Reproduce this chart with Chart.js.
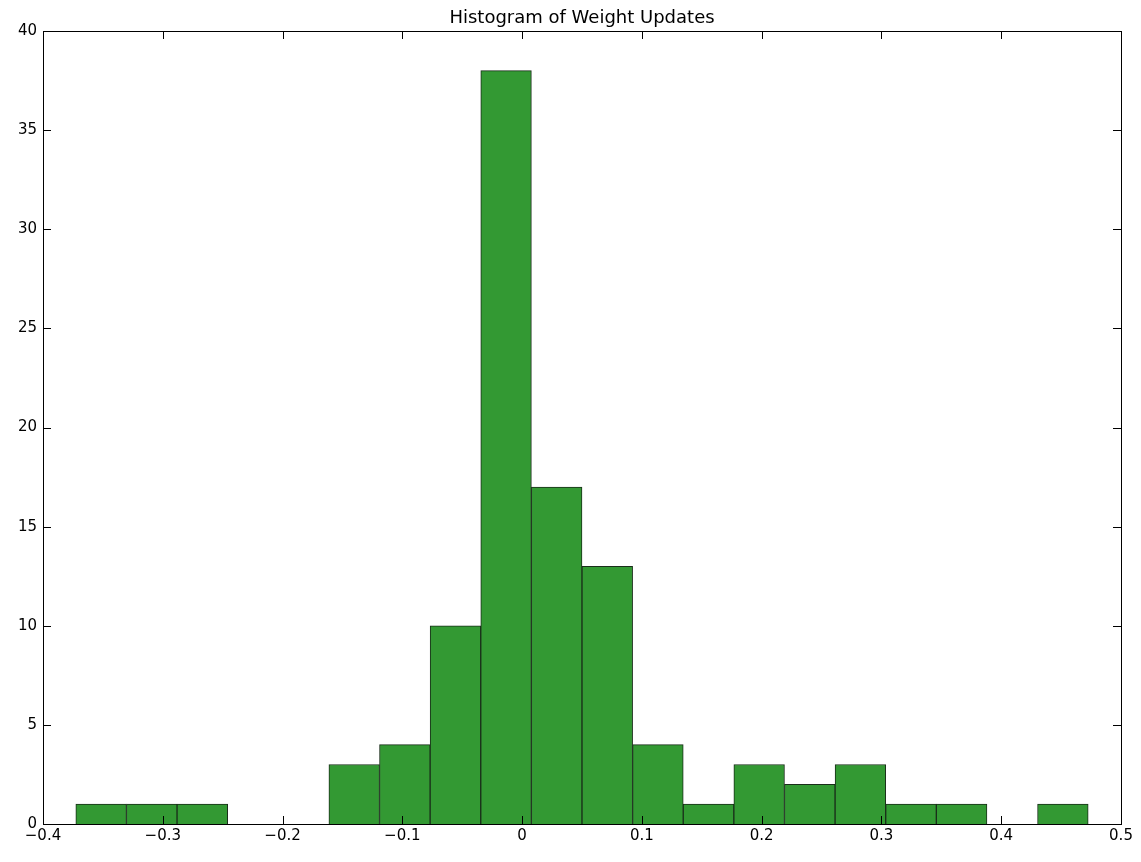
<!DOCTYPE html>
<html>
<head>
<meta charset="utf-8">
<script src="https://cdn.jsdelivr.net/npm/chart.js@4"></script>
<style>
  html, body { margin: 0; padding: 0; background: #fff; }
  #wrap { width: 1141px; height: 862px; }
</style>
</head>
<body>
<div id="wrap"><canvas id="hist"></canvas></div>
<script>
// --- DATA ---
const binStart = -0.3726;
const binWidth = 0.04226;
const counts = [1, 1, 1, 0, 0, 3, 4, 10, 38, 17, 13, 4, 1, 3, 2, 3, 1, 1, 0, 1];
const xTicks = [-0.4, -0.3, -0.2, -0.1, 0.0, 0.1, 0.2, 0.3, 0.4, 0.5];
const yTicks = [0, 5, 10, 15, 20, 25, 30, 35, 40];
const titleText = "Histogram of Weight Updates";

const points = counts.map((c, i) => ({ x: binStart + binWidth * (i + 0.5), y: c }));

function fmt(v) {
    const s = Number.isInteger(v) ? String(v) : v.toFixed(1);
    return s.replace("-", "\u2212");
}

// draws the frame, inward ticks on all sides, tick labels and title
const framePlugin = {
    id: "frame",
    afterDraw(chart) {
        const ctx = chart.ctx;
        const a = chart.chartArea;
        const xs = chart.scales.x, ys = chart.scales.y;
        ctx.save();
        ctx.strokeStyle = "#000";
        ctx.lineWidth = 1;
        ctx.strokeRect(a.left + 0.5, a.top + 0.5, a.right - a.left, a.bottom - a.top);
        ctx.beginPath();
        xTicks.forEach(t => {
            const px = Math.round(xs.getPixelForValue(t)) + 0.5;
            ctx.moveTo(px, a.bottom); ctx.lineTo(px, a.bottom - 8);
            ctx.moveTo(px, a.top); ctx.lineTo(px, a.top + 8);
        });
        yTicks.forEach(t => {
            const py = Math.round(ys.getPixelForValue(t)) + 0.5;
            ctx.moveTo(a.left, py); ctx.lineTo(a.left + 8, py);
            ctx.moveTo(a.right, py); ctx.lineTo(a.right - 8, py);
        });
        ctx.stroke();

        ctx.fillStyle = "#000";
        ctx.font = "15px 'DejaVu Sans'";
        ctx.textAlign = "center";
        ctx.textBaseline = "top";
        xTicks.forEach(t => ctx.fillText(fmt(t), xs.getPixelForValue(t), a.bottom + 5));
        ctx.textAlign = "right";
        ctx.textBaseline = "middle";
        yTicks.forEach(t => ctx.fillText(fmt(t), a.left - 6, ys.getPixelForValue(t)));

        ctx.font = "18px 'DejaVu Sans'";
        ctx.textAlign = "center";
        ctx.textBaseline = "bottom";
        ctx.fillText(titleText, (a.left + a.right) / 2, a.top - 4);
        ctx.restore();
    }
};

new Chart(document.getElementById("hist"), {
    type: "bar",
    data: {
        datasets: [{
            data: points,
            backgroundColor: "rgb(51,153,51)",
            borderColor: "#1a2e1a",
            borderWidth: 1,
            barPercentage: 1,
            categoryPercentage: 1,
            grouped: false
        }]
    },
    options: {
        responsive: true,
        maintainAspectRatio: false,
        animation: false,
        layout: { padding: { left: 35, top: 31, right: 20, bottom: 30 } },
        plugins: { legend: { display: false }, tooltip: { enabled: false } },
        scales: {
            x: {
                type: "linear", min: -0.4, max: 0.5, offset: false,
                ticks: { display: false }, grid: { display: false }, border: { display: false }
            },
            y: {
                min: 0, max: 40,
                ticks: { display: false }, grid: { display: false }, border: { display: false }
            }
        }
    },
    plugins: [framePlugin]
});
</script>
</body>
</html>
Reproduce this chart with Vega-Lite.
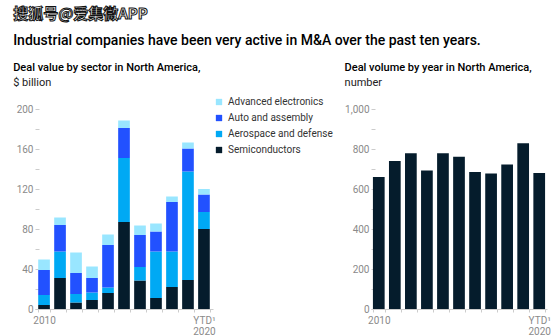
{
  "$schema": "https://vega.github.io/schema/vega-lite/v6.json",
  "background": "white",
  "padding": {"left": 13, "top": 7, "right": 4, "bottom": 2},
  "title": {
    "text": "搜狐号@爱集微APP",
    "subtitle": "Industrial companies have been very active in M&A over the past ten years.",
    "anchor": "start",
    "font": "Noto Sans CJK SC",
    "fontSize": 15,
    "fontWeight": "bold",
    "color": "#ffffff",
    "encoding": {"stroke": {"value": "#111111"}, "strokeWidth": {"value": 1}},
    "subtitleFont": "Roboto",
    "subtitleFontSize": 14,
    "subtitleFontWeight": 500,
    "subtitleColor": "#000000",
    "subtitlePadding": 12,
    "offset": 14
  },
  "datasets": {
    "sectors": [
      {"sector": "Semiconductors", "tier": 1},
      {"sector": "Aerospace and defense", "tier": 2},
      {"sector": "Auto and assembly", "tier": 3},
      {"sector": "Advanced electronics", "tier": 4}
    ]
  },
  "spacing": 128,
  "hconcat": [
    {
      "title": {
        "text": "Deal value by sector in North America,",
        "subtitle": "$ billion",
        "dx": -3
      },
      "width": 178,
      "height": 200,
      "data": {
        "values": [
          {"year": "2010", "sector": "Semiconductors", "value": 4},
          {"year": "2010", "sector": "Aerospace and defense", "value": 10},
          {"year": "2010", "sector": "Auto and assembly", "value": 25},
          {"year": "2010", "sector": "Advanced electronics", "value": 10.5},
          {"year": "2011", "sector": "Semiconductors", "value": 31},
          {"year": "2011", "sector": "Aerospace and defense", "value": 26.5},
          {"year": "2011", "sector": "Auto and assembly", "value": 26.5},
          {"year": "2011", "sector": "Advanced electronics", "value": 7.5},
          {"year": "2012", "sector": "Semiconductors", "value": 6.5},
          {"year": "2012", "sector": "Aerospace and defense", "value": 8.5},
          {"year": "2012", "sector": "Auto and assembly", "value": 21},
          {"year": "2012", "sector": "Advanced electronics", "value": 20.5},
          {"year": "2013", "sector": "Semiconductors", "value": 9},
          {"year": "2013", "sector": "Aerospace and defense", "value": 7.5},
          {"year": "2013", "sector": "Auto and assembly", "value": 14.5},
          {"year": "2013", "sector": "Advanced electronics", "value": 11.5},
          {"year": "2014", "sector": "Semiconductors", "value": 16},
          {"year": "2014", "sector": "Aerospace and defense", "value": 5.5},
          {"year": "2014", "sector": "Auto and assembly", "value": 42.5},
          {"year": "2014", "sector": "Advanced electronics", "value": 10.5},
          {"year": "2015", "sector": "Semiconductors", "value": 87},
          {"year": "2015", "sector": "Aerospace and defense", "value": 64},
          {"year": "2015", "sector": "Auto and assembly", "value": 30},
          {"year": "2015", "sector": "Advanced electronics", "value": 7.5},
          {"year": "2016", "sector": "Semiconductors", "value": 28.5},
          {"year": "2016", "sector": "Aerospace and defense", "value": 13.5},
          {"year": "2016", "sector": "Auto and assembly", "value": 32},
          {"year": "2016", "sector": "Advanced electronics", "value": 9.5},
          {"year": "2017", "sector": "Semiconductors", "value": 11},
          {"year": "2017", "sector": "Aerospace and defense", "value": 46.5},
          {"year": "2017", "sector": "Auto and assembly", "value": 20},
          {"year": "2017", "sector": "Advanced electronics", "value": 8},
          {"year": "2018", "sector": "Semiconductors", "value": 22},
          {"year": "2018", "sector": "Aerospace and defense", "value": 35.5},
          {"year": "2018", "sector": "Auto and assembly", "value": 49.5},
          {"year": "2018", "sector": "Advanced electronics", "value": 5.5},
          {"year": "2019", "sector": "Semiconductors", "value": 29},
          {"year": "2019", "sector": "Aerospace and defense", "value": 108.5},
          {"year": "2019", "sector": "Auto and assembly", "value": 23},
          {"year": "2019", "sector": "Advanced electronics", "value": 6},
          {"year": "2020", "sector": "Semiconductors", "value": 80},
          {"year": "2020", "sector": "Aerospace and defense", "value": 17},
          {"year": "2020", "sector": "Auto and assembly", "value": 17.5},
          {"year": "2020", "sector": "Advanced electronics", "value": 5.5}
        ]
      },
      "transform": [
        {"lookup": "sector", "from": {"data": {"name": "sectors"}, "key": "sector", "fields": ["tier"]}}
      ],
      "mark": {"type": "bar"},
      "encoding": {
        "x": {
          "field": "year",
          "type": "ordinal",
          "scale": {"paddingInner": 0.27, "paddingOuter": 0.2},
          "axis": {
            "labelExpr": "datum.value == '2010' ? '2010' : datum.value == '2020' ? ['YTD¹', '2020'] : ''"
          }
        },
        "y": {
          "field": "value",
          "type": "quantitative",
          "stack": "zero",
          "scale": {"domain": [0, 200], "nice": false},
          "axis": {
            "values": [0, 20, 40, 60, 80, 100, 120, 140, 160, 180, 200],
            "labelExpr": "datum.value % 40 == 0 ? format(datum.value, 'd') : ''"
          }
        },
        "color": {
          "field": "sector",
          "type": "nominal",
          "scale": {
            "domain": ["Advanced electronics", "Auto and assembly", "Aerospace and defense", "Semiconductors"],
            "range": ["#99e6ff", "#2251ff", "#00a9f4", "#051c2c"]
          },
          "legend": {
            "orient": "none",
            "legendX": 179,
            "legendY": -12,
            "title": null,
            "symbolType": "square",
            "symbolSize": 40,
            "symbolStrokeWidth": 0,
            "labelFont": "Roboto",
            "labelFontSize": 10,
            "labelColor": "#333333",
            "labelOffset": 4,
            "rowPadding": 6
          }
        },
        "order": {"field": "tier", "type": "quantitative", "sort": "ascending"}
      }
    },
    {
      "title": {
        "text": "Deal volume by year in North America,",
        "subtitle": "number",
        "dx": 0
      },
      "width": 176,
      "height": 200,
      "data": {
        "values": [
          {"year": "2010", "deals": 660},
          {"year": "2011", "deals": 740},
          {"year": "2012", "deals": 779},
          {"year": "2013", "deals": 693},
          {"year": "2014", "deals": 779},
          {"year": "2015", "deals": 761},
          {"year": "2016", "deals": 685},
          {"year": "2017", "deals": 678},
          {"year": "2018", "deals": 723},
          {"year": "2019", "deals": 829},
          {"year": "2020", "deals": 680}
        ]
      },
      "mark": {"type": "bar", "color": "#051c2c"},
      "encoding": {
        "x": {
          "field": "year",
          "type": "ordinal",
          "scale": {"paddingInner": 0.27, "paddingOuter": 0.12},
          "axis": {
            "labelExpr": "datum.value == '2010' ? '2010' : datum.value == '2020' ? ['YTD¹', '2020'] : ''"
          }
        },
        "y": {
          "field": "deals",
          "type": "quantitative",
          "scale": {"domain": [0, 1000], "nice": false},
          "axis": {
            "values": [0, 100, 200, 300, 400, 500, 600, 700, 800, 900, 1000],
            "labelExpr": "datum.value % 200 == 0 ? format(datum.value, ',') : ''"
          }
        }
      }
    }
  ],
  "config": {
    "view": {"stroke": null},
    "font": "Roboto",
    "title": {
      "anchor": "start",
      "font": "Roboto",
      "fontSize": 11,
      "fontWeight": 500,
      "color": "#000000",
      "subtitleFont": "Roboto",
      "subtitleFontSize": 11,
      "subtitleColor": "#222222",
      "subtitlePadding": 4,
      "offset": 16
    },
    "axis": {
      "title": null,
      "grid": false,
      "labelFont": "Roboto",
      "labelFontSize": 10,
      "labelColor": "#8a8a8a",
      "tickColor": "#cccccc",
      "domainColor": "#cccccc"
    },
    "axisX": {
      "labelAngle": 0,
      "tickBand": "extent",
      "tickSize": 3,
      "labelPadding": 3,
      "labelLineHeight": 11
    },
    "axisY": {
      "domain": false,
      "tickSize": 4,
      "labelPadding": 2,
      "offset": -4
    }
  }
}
---+---
Begin at the top of the records above and retype each line exactly until the line containing "ctx.stroke();", which is included. Skip all pictures.

Reproduce this chart with Chart.js.
<!DOCTYPE html>
<html>
<head>
<meta charset="utf-8">
<script src="https://cdn.jsdelivr.net/npm/chart.js@4"></script>
<style>
  html, body { margin: 0; padding: 0; background: #fff; }
  #wrap { width: 1141px; height: 862px; }
</style>
</head>
<body>
<div id="wrap"><canvas id="hist"></canvas></div>
<script>
// --- DATA ---
const binStart = -0.3726;
const binWidth = 0.04226;
const counts = [1, 1, 1, 0, 0, 3, 4, 10, 38, 17, 13, 4, 1, 3, 2, 3, 1, 1, 0, 1];
const xTicks = [-0.4, -0.3, -0.2, -0.1, 0.0, 0.1, 0.2, 0.3, 0.4, 0.5];
const yTicks = [0, 5, 10, 15, 20, 25, 30, 35, 40];
const titleText = "Histogram of Weight Updates";

const points = counts.map((c, i) => ({ x: binStart + binWidth * (i + 0.5), y: c }));

function fmt(v) {
    const s = Number.isInteger(v) ? String(v) : v.toFixed(1);
    return s.replace("-", "\u2212");
}

// draws the frame, inward ticks on all sides, tick labels and title
const framePlugin = {
    id: "frame",
    afterDraw(chart) {
        const ctx = chart.ctx;
        const a = chart.chartArea;
        const xs = chart.scales.x, ys = chart.scales.y;
        ctx.save();
        ctx.strokeStyle = "#000";
        ctx.lineWidth = 1;
        ctx.strokeRect(a.left + 0.5, a.top + 0.5, a.right - a.left, a.bottom - a.top);
        ctx.beginPath();
        xTicks.forEach(t => {
            const px = Math.round(xs.getPixelForValue(t)) + 0.5;
            ctx.moveTo(px, a.bottom); ctx.lineTo(px, a.bottom - 8);
            ctx.moveTo(px, a.top); ctx.lineTo(px, a.top + 8);
        });
        yTicks.forEach(t => {
            const py = Math.round(ys.getPixelForValue(t)) + 0.5;
            ctx.moveTo(a.left, py); ctx.lineTo(a.left + 8, py);
            ctx.moveTo(a.right, py); ctx.lineTo(a.right - 8, py);
        });
        ctx.stroke();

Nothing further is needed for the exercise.